Aging and associative recognition: A view from the DRYAD model of age-related memory deficits
- PMID: 26866587
- DOI: 10.1037/pag0000065
Aging and associative recognition: A view from the DRYAD model of age-related memory deficits
Abstract
How do we best characterize the memory deficits that accompany aging? A popular hypothesis, articulated originally by Naveh-Benjamin (2000) and reviewed in the accompanying article by Smyth and Naveh-Benjamin (2016), suggests that older adults are selectively deficient in establishing associations between to-be-learned memoranda and as a result have deficits in memory for sources or contexts.

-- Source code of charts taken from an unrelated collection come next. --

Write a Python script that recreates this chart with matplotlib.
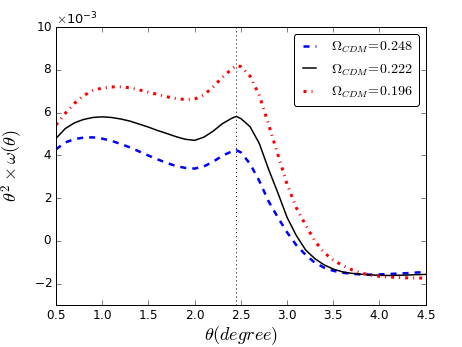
import numpy as np
import matplotlib
matplotlib.use("Agg")
import matplotlib.pyplot as plt

# theta in degrees, values in units of 1e-3
theta = [0.5, 0.6, 0.7, 0.8, 0.9, 1.0, 1.1, 1.2, 1.3, 1.4,
         1.5, 1.6, 1.7, 1.8, 1.9, 2.0, 2.1, 2.2, 2.3, 2.4, 2.45,
         2.5, 2.6, 2.7, 2.8, 2.9, 3.0, 3.1, 3.2, 3.3, 3.4,
         3.5, 3.6, 3.7, 3.8, 3.9, 4.0, 4.1, 4.2, 4.3, 4.4, 4.5]

w_248 = [4.28, 4.60, 4.76, 4.83, 4.84, 4.78, 4.68, 4.53, 4.37, 4.18,
         3.99, 3.81, 3.64, 3.50, 3.41, 3.38, 3.48, 3.70, 3.98, 4.18, 4.24,
         4.14, 3.60, 2.80, 1.85, 1.10, 0.40, -0.20, -0.65, -1.02, -1.25,
         -1.40, -1.49, -1.54, -1.57, -1.58, -1.57, -1.55, -1.53, -1.51, -1.48, -1.46]

w_222 = [4.79, 5.25, 5.52, 5.68, 5.77, 5.80, 5.77, 5.70, 5.60, 5.46,
         5.32, 5.16, 5.02, 4.87, 4.75, 4.70, 4.85, 5.13, 5.48, 5.73, 5.82,
         5.72, 5.34, 4.55, 3.35, 2.25, 1.10, 0.25, -0.42, -0.83, -1.12,
         -1.32, -1.45, -1.52, -1.56, -1.59, -1.61, -1.62, -1.61, -1.60, -1.58, -1.57]

w_196 = [5.42, 5.96, 6.43, 6.80, 7.03, 7.15, 7.20, 7.20, 7.16, 7.06,
         6.95, 6.85, 6.74, 6.65, 6.61, 6.63, 6.82, 7.20, 7.65, 8.03, 8.20,
         8.15, 7.70, 6.80, 5.45, 4.05, 2.65, 1.55, 0.75, 0.00, -0.55,
         -0.90, -1.15, -1.35, -1.50, -1.60, -1.66, -1.69, -1.71, -1.73, -1.74, -1.74]

theta_mark = 2.45

plt.style.use('classic')
plt.rcParams['figure.facecolor'] = 'white'
plt.rcParams['savefig.facecolor'] = 'white'
plt.rcParams['axes.formatter.use_mathtext'] = True

fig = plt.figure(figsize=(6.4, 4.8), dpi=72.3)
ax = fig.add_subplot(111)
fig.subplots_adjust(left=0.121, right=0.920, bottom=0.121, top=0.922)

scale = 1e-3
ax.plot(theta, np.array(w_248) * scale, 'b--', lw=2.5, label=r'$\Omega_{CDM}\!=\!0.248$')
ax.plot(theta, np.array(w_222) * scale, 'k-', lw=1.5, label=r'$\Omega_{CDM}\!=\!0.222$')
ax.plot(theta, np.array(w_196) * scale, 'r-.', lw=3, label=r'$\Omega_{CDM}\!=\!0.196$')
ax.axvline(theta_mark, color='k', ls=':', lw=1)

ax.set_xlim(0.5, 4.5)
ax.set_ylim(-3e-3, 10e-3)
ax.set_xticks(np.arange(0.5, 4.51, 0.5))
ax.set_yticks(np.arange(-2e-3, 10.1e-3, 2e-3))
ax.ticklabel_format(style='sci', axis='y', scilimits=(-3, -3))
ax.tick_params(labelsize=12, length=5)
ax.yaxis.get_offset_text().set_fontsize(13)

ax.set_xlabel(r'$\theta(degree)$', fontsize=18, labelpad=2)
ax.set_ylabel(r'$\theta^2\times\omega(\theta)$', fontsize=18)
ax.yaxis.set_label_coords(-0.085, 0.5)

leg = ax.legend(loc='upper right', fontsize=14, fancybox=True, handlelength=1.5)

fig.savefig('out.png', dpi=72.3)
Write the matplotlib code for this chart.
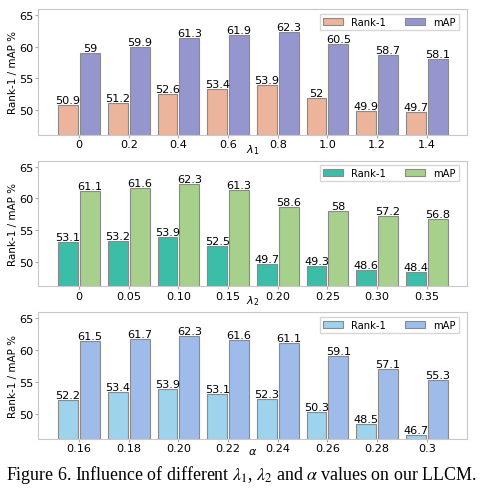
import numpy as np
import matplotlib
matplotlib.use("Agg")
import matplotlib.pyplot as plt

# lambda_1 sweep
lam1_labels = ["0", "0.2", "0.4", "0.6", "0.8", "1.0", "1.2", "1.4"]
lam1_rank1 = [50.9, 51.2, 52.6, 53.4, 53.9, 52, 49.9, 49.7]
lam1_map = [59, 59.9, 61.3, 61.9, 62.3, 60.5, 58.7, 58.1]

# lambda_2 sweep
lam2_labels = ["0", "0.05", "0.10", "0.15", "0.20", "0.25", "0.30", "0.35"]
lam2_rank1 = [53.1, 53.2, 53.9, 52.5, 49.7, 49.3, 48.6, 48.4]
lam2_map = [61.1, 61.6, 62.3, 61.3, 58.6, 58, 57.2, 56.8]

# alpha sweep
alpha_labels = ["0.16", "0.18", "0.20", "0.22", "0.24", "0.26", "0.28", "0.3"]
alpha_rank1 = [52.2, 53.4, 53.9, 53.1, 52.3, 50.3, 48.5, 46.7]
alpha_map = [61.5, 61.7, 62.3, 61.6, 61.1, 59.1, 57.1, 55.3]


def fmt(v):
    return "%g" % v


def panel(ax, labels, rank1, mAP, c_rank, c_map, xlabel):
    x = np.arange(len(labels))
    w = 0.4
    b1 = ax.bar(x - 0.22, rank1, w, color=c_rank, edgecolor="#8a8a8a",
                linewidth=0.8, label="Rank-1")
    b2 = ax.bar(x + 0.22, mAP, w, color=c_map, edgecolor="#8a8a8a",
                linewidth=0.8, label="mAP")
    for bars, vals in ((b1, rank1), (b2, mAP)):
        for b, v in zip(bars, vals):
            ax.text(b.get_x() + b.get_width() / 2, v, fmt(v),
                    ha="center", va="bottom", fontsize=8.1)
    ax.set_xticks(x)
    ax.set_xticklabels(labels)
    ax.set_yticks([50, 55, 60, 65])
    ax.tick_params(axis="both", labelsize=8.1, length=2, pad=1.2, color="#aaaaaa")
    ax.set_ylim(46.1, 65.95)
    ax.set_xlim(-0.82, 7.81)
    ax.set_xlabel(xlabel, fontsize=8.1, labelpad=-5.5)
    ax.set_ylabel("Rank-1 / mAP %", fontsize=7.5, labelpad=1)
    for s in ax.spines.values():
        s.set_color("#c8c8c8")
    ax.legend(loc="upper right", ncol=2, fontsize=7.2, handlelength=2.0,
              columnspacing=1.9, handletextpad=0.8, borderpad=0.3,
              borderaxespad=0, fancybox=False, edgecolor="#cccccc",
              bbox_to_anchor=(0.981, 0.962))


fig = plt.figure(figsize=(4.83, 4.89), dpi=100)
ax1 = fig.add_axes([0.0793, 0.7219, 0.8876, 0.2577])
ax2 = fig.add_axes([0.0793, 0.4125, 0.8876, 0.2569])
ax3 = fig.add_axes([0.0793, 0.1002, 0.8876, 0.2591])

panel(ax1, lam1_labels, lam1_rank1, lam1_map, "#ebb49b", "#9696cf", r"$\lambda_1$")
panel(ax2, lam2_labels, lam2_rank1, lam2_map, "#3cbda8", "#a8d08d", r"$\lambda_2$")
panel(ax3, alpha_labels, alpha_rank1, alpha_map, "#9dd3ec", "#9ebbea", r"$\alpha$")

fig.text(0.5, 0.028,
         r"Figure 6. Influence of different $\lambda_1$, $\lambda_2$ and $\alpha$ values on our LLCM.",
         ha="center", va="center", fontsize=12.9, family="Liberation Serif",
         math_fontfamily="stix")

fig.savefig("out.png", dpi=100)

An alternative proposal, called density of representations yields age-related deficits (DRYAD) and outlined in recent articles by Benjamin (2010) and colleagues (Benjamin, Diaz, Matzen, & Johnson, 2012), attributes disproportionate deficits in memory to a global, rather than a selective, deficit of memory. In an attempt to adjudicate between these competing positions, Smyth and Naveh-Benjamin (2016) discussed 2 sets of experimental data that they claim speak against the global deficit model. Here I review some general principles of how the global-deficit view is applied to experimental paradigms and demonstrate that even a simplified form of DRYAD can comfortably accommodate the critical findings cited by Smyth and Naveh-Benjamin. I also evaluate aspects of their results that may be problematic for DRYAD and describe ways in which DRYAD's account of associative recognition can be falsified. I end with a discussion of the complementary strengths and weaknesses of the 2 approaches and consider ways in which the associative deficit hypothesis and DRYAD might work more profitably together than apart.